Un tableau de retour pour la première fois en France depuis 1884
Face au scandale, la mère de Madame Gautreau demande à retirer le tableau du Salon, prétextant que sa fille serait perdue. Sargent refuse, objectant qu’il s’agit là de sa meilleure œuvre. Et la réalité est en effet toute autre : loin de devenir un paria de la société mondaine, Madame X joue de la renommée que lui apporte l’affaire et pose, en 1891, pour Gustave Courtois qui la représente à nouveau de profil… et avec une bretelle baissée – un portrait qui se trouve d’ailleurs dans les collections permanentes d’Orsay. S’il ne vend jamais le portrait, Sargent le conserve dans son atelier aux côtés de la réplique qu’il avait entamée avant son exposition au Salon.

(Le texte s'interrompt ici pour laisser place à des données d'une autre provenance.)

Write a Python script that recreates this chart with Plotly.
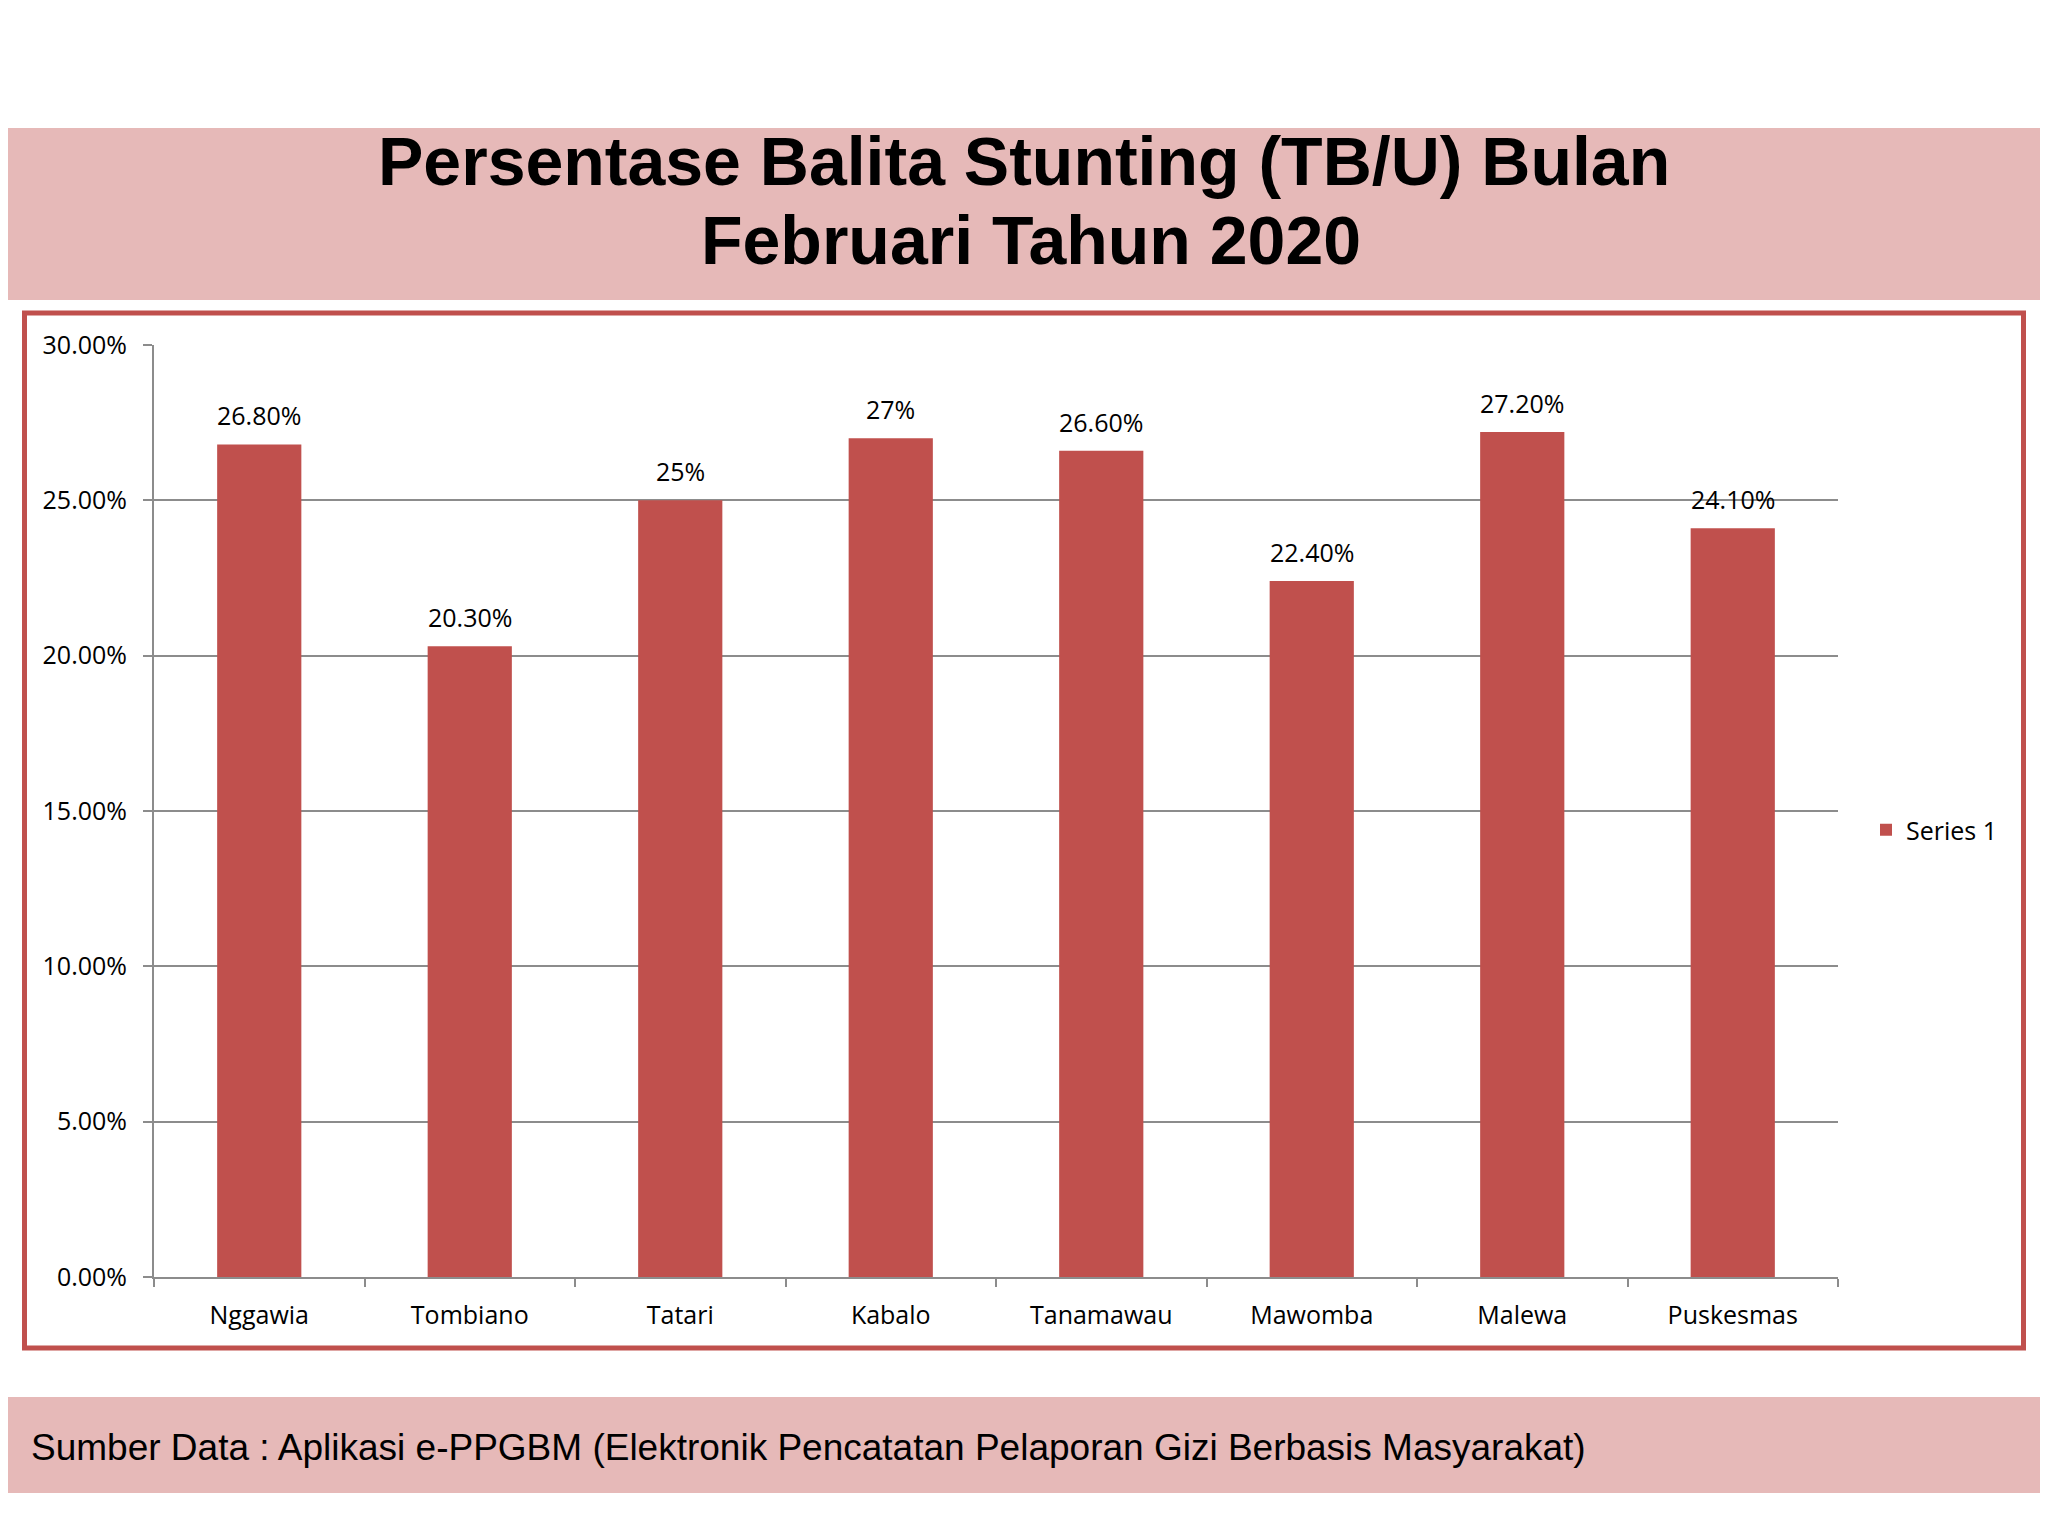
import plotly.graph_objects as go

categories = ["Nggawia", "Tombiano", "Tatari", "Kabalo", "Tanamawau", "Mawomba", "Malewa", "Puskesmas"]
values = [0.268, 0.203, 0.25, 0.27, 0.266, 0.224, 0.272, 0.241]
value_labels = ["26.80%", "20.30%", "25%", "27%", "26.60%", "22.40%", "27.20%", "24.10%"]
series_name = "Series 1"
title_line1 = "Persentase Balita Stunting (TB/U) Bulan"
title_line2 = "Februari Tahun 2020"
footer_text = "Sumber Data : Aplikasi e-PPGBM (Elektronik Pencatatan Pelaporan Gizi Berbasis Masyarakat)"

W, H = 2048, 1536
OFF = 8  # page body margin compensation
PW, PH = 1838 - 154, 1277 - 345
L, T = 154 - OFF, 345 - OFF
R, B = W - L - PW, H - T - PH

def px(x):
    return (x - OFF - L) / PW

def py(y):
    return (T + PH - (y - OFF)) / PH

BAR = "#C0504D"
PINK = "#E6B9B8"
GRID = "#8C8C8C"
FONT = "Open Sans"
SANS = "Liberation Sans, Arial"

fig = go.Figure()
fig.add_trace(go.Bar(
    x=categories, y=values, name=series_name,
    marker=dict(color=BAR, line=dict(width=0)),
    width=0.4, showlegend=True,
))

shapes = [
    dict(type="rect", xref="paper", yref="paper", x0=px(0), x1=px(2060), y0=py(300), y1=py(128),
         fillcolor=PINK, line=dict(width=0), layer="below"),
    dict(type="rect", xref="paper", yref="paper", x0=px(7), x1=px(2060), y0=py(1493), y1=py(1397),
         fillcolor=PINK, line=dict(width=0), layer="below"),
    dict(type="rect", xref="paper", yref="paper", x0=px(24.5), x1=px(2023.5), y0=py(1348), y1=py(313),
         fillcolor="rgba(0,0,0,0)", line=dict(color=BAR, width=5), layer="below"),
]

annotations = []
for c, v, t in zip(categories, values, value_labels):
    annotations.append(dict(x=c, y=v, xref="x", yref="y", text=t, showarrow=False,
                            yanchor="middle", yshift=29, font=dict(family=FONT, size=25, color="#000")))

annotations.append(dict(x=px(1024), y=py(161), xref="paper", yref="paper", text="<b>" + title_line1 + "</b>",
                        showarrow=False, xanchor="center", yanchor="middle",
                        font=dict(family=SANS, size=68, color="#000")))
annotations.append(dict(x=px(1031), y=py(240), xref="paper", yref="paper", text="<b>" + title_line2 + "</b>",
                        showarrow=False, xanchor="center", yanchor="middle",
                        font=dict(family=SANS, size=68, color="#000")))
annotations.append(dict(x=px(29), y=py(1447), xref="paper", yref="paper", text=footer_text,
                        showarrow=False, xanchor="left", yanchor="middle",
                        font=dict(family=SANS, size=37, color="#000")))

fig.update_layout(
    width=W, height=H,
    margin=dict(l=L, r=R, t=T, b=B, autoexpand=False),
    paper_bgcolor="white", plot_bgcolor="white",
    bargap=0.6,
    font=dict(family=FONT, size=25, color="#000"),
    shapes=shapes, annotations=annotations,
    legend=dict(x=px(1866), y=py(830), xanchor="left", yanchor="middle",
                font=dict(family=FONT, size=25, color="#000"), bgcolor="rgba(0,0,0,0)"),
    xaxis=dict(
        type="category", showgrid=False, showline=True, linecolor=GRID, linewidth=2,
        ticks="outside", tickson="boundaries", ticklen=8, tickcolor=GRID, tickwidth=2,
        tickfont=dict(family=FONT, size=25, color="#000"), ticklabelstandoff=15,
    ),
    yaxis=dict(
        range=[0, 0.30], dtick=0.05, tickformat=".2%", showgrid=True, gridcolor=GRID, gridwidth=2,
        showline=True, linecolor=GRID, linewidth=2, zeroline=False,
        ticks="outside", ticklen=9, tickcolor=GRID, tickwidth=2,
        tickfont=dict(family=FONT, size=25, color="#000"), ticklabelstandoff=11,
    ),
)

fig.write_html("out.html")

“Il a souvent été dit qu’il était parti à Londres du jour au lendemain”, précise Caroline Corbeau-Parsons. “La réalité est qu’il reste encore quelques années en France, alternant entre des voyages à Giverny aux côtés de Monet et d’autres à Londres, où il finit par s’installer définitivement en 1886.” D’ailleurs, le peintre conserve le portrait de Madame X dans son atelier londonien jusqu’à sa vente au Metropolitan Museum of Art de New York en 1916, quelques mois après la mort de Madame Gautreau. Son exposition aujourd’hui au musée d’Orsay signe donc le retour du portrait à Paris pour la première fois depuis le scandale de 1884… Et revalorise un artiste majeur de la scène artistique européenne de la fin du 19e siècle, en lui consacrant sa première rétrospective française.
“John Singer Sargent. Éblouir Paris”, exposition jusqu’au 11 janvier 2026 au musée d’Orsay, Paris 7e.